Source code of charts
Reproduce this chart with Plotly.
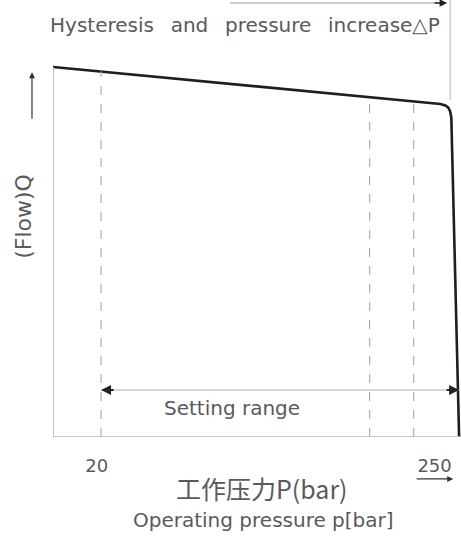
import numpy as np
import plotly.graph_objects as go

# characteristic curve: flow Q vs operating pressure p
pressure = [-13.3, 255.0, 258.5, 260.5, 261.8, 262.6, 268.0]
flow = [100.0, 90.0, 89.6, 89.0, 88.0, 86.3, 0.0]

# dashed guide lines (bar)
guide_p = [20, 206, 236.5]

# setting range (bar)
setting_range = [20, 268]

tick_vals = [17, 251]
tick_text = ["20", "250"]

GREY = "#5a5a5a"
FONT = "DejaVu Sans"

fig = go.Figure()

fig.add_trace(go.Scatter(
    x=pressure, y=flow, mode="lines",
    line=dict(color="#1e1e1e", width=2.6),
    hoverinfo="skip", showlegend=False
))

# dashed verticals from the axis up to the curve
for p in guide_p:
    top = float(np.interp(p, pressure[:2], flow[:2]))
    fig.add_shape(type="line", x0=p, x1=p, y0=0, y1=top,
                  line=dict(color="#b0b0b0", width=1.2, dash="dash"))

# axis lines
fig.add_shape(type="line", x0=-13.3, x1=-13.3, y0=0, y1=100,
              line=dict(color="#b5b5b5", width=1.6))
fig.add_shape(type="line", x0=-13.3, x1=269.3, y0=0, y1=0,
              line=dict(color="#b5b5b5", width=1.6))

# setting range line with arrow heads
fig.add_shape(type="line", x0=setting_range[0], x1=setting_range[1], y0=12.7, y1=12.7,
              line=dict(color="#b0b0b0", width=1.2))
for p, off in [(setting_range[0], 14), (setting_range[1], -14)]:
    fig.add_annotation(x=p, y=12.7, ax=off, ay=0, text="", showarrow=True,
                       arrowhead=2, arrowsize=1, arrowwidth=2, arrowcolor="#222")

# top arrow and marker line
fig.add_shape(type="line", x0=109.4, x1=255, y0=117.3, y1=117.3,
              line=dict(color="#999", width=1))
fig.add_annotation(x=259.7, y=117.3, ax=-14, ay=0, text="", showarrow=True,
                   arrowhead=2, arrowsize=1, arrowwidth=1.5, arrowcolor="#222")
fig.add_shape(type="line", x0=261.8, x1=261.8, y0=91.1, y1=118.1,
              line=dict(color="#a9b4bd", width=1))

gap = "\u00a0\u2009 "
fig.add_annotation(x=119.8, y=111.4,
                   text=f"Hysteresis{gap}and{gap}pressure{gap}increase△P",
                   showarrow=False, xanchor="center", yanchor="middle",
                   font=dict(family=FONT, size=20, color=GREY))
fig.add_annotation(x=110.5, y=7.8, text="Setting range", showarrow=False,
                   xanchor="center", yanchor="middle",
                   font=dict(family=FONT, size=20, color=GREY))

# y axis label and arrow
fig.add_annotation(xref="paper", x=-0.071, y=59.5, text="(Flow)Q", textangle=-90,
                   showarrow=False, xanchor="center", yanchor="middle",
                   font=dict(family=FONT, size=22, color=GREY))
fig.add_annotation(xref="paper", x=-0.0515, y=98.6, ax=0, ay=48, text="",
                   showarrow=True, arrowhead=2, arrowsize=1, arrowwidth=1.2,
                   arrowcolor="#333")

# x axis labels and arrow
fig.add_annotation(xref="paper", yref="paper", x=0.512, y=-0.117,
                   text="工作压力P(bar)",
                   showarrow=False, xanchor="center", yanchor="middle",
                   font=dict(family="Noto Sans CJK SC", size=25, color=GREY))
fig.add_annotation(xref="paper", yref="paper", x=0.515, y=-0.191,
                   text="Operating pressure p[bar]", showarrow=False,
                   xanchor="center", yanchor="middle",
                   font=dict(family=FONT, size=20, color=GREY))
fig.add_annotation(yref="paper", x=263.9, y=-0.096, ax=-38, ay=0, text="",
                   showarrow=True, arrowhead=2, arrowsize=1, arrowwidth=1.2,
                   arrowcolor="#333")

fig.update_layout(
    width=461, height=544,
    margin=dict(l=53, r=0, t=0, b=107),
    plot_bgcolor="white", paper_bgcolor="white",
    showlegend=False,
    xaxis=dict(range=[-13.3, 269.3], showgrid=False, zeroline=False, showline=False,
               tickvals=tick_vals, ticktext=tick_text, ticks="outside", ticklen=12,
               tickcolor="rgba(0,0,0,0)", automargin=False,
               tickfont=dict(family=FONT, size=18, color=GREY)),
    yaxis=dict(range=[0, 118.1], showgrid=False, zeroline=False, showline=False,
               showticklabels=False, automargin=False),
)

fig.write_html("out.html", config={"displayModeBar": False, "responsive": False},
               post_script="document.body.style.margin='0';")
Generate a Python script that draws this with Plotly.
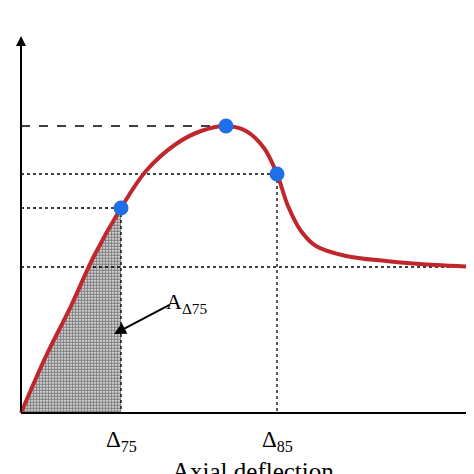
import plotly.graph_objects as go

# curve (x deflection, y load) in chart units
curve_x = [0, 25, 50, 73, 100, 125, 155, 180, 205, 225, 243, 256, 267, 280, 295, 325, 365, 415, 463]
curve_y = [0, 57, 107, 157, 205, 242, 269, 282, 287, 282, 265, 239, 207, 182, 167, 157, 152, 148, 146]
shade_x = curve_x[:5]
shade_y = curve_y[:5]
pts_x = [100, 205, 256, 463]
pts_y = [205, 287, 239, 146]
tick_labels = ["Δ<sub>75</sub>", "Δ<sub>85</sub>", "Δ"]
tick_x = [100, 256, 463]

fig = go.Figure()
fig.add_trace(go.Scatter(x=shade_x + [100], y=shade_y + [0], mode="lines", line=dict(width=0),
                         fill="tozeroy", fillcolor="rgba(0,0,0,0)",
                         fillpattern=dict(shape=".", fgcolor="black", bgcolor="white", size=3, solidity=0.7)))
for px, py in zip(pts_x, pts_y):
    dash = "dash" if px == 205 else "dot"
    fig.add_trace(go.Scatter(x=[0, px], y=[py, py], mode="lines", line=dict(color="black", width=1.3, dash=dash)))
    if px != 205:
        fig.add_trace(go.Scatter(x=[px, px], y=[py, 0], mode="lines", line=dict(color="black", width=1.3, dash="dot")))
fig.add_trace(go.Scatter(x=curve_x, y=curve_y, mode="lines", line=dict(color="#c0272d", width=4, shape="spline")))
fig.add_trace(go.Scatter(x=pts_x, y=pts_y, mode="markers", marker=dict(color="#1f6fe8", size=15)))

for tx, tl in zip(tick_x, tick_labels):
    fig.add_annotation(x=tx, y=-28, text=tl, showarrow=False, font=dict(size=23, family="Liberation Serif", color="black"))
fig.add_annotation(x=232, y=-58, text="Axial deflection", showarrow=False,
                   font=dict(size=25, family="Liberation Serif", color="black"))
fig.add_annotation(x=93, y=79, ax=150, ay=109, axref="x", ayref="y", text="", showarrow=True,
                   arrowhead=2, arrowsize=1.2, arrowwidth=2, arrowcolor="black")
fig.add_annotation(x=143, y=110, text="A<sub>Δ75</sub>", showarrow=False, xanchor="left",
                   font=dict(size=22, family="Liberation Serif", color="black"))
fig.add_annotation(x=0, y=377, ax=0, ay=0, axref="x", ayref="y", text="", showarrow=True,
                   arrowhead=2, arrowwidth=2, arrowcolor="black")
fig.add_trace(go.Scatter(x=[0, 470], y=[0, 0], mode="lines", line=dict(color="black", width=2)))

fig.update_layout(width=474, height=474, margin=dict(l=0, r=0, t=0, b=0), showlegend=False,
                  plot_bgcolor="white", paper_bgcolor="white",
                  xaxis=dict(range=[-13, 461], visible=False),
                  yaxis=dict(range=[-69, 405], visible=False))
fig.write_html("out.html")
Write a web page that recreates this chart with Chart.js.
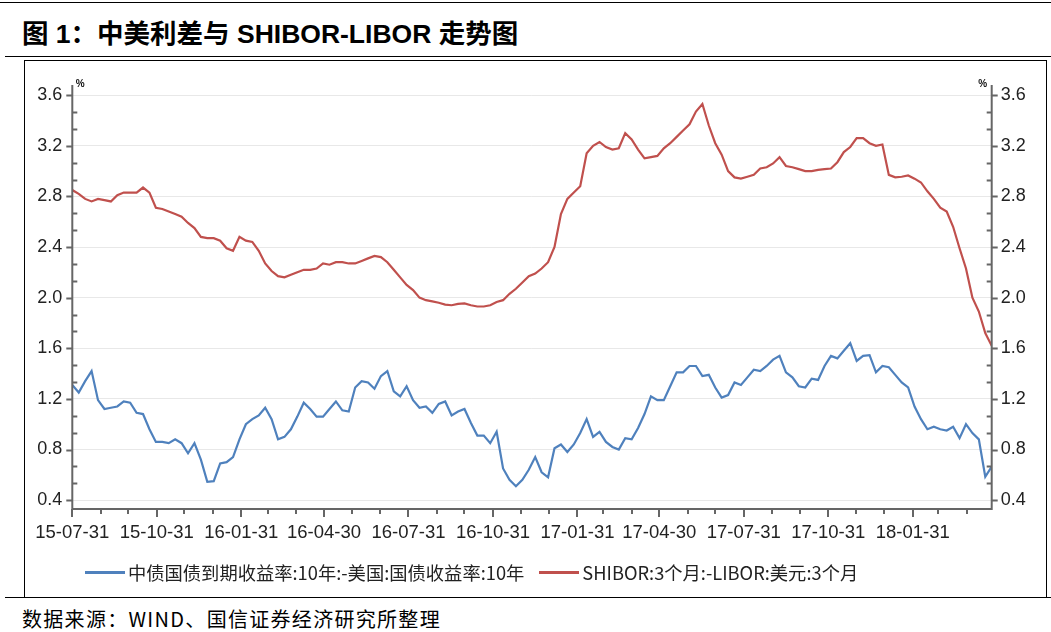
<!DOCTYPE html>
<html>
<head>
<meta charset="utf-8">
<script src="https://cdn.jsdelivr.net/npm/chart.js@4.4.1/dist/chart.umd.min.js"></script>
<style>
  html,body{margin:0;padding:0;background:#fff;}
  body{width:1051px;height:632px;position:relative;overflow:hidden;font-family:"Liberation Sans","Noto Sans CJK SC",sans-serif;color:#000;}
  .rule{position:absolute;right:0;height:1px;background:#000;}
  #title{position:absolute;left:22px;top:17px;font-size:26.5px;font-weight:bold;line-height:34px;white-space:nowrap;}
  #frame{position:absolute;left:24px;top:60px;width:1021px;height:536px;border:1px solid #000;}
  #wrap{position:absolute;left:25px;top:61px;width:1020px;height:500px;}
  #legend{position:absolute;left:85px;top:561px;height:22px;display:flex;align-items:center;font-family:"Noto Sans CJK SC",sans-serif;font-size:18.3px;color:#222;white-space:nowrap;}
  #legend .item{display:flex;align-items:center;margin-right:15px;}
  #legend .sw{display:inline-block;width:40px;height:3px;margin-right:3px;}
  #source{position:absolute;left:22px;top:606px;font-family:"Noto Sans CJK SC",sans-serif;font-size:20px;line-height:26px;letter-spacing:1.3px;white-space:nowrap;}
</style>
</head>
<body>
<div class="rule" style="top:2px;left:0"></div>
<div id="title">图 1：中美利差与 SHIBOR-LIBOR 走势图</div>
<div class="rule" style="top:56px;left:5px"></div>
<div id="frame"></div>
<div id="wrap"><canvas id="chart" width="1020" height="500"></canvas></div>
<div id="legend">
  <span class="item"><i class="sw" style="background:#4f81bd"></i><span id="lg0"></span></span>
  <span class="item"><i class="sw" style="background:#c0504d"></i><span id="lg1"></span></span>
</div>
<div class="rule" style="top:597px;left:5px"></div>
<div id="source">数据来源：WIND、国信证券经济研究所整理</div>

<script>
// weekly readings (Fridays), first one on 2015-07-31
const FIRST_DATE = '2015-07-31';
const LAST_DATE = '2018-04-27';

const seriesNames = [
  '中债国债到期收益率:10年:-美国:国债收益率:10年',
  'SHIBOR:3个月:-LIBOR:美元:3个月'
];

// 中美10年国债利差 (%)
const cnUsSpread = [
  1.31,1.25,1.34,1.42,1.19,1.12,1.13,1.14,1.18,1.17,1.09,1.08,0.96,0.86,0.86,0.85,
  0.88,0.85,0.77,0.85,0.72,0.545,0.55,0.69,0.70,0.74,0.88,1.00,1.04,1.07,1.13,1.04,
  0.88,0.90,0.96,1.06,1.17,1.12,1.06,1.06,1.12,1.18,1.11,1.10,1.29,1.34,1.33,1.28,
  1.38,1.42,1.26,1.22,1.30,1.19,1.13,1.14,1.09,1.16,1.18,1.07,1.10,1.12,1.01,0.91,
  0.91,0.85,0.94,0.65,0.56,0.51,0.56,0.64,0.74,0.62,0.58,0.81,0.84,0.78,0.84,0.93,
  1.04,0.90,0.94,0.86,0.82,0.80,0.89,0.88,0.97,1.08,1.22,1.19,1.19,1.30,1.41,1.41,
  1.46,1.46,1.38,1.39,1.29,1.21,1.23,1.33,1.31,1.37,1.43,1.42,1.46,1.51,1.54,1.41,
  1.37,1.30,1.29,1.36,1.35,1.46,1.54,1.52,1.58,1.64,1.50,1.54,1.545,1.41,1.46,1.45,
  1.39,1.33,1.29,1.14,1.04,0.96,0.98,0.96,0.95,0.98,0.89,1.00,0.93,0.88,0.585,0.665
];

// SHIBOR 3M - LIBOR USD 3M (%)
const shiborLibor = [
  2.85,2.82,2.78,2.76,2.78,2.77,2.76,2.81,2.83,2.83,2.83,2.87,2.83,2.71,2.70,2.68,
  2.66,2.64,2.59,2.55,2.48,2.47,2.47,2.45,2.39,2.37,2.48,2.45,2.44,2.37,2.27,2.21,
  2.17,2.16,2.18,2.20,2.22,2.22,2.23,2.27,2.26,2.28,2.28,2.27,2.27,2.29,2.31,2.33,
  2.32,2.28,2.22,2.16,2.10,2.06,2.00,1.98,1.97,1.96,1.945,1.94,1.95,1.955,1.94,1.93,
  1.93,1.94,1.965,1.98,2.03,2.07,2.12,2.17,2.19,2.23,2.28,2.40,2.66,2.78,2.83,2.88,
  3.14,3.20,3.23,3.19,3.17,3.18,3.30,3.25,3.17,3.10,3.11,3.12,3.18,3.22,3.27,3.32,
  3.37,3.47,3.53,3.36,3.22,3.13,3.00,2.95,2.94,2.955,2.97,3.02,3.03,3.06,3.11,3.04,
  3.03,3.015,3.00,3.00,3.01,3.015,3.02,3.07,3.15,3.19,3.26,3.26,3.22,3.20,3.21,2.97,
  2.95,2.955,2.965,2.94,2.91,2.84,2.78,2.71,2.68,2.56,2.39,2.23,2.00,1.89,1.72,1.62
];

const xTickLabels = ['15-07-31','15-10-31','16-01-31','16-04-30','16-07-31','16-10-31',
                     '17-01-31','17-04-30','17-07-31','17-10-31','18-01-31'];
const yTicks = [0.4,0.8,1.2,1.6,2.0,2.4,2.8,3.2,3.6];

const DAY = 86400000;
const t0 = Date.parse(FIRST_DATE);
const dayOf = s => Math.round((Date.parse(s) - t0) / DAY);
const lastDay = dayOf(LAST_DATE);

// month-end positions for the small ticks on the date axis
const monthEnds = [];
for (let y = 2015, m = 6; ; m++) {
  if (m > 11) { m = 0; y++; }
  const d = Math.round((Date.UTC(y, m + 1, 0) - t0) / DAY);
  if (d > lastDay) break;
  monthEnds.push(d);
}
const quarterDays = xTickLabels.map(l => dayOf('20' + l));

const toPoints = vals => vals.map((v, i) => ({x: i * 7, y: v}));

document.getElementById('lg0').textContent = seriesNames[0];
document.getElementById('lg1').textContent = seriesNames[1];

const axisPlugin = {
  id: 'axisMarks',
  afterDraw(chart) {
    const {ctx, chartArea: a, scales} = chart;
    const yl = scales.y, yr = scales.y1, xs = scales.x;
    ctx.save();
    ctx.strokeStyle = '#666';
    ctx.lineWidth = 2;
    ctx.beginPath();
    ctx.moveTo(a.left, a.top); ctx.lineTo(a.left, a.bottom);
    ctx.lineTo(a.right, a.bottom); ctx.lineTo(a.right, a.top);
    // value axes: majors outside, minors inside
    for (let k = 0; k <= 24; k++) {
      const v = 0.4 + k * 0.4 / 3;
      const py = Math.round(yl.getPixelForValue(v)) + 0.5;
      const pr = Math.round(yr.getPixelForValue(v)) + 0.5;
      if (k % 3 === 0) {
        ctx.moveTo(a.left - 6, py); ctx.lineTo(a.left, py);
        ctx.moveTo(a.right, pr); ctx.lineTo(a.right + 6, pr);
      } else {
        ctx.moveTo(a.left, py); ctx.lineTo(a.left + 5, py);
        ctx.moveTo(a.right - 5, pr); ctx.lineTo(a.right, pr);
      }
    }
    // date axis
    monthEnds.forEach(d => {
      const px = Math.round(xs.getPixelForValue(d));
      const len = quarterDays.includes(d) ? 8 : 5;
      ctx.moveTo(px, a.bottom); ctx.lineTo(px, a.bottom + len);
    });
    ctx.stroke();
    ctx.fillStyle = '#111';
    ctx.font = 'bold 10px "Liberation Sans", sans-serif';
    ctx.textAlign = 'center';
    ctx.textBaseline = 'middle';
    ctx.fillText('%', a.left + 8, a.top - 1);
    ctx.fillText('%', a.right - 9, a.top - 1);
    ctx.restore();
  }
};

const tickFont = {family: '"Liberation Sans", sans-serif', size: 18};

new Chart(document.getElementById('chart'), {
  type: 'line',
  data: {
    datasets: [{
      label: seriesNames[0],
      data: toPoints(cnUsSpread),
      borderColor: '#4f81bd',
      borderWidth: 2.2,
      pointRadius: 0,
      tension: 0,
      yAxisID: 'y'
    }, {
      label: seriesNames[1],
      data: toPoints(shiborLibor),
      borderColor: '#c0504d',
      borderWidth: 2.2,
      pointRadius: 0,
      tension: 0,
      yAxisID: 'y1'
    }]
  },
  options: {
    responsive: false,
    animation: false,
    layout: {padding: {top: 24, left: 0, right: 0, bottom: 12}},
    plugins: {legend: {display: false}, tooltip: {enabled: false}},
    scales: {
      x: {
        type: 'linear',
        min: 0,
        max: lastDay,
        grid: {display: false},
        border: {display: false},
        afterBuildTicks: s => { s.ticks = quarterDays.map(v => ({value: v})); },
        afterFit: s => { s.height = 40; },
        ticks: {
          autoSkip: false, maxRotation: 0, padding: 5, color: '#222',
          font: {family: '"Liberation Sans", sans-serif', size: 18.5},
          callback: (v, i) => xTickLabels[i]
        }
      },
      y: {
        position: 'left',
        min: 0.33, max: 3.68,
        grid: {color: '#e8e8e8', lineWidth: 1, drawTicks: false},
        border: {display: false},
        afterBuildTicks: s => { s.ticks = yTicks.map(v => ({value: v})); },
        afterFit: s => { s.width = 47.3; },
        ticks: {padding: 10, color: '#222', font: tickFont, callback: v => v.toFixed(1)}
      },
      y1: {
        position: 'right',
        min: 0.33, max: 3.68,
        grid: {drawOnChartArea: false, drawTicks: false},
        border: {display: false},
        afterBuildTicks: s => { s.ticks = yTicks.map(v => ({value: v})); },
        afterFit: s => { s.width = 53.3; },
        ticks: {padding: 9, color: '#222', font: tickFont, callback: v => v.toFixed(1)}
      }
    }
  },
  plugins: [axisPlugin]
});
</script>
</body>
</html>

- THE PROBLEM: From the first line of the entries above down to the line holding "flow = [100.0, 90.0, 89.6, 89.0, 88.0, 86.3, 0.0]", quote each line exactly and nothing else, skipping pictures.

- SOLUTION BELOW:
Reproduce this chart with Plotly.
import numpy as np
import plotly.graph_objects as go

# characteristic curve: flow Q vs operating pressure p
pressure = [-13.3, 255.0, 258.5, 260.5, 261.8, 262.6, 268.0]
flow = [100.0, 90.0, 89.6, 89.0, 88.0, 86.3, 0.0]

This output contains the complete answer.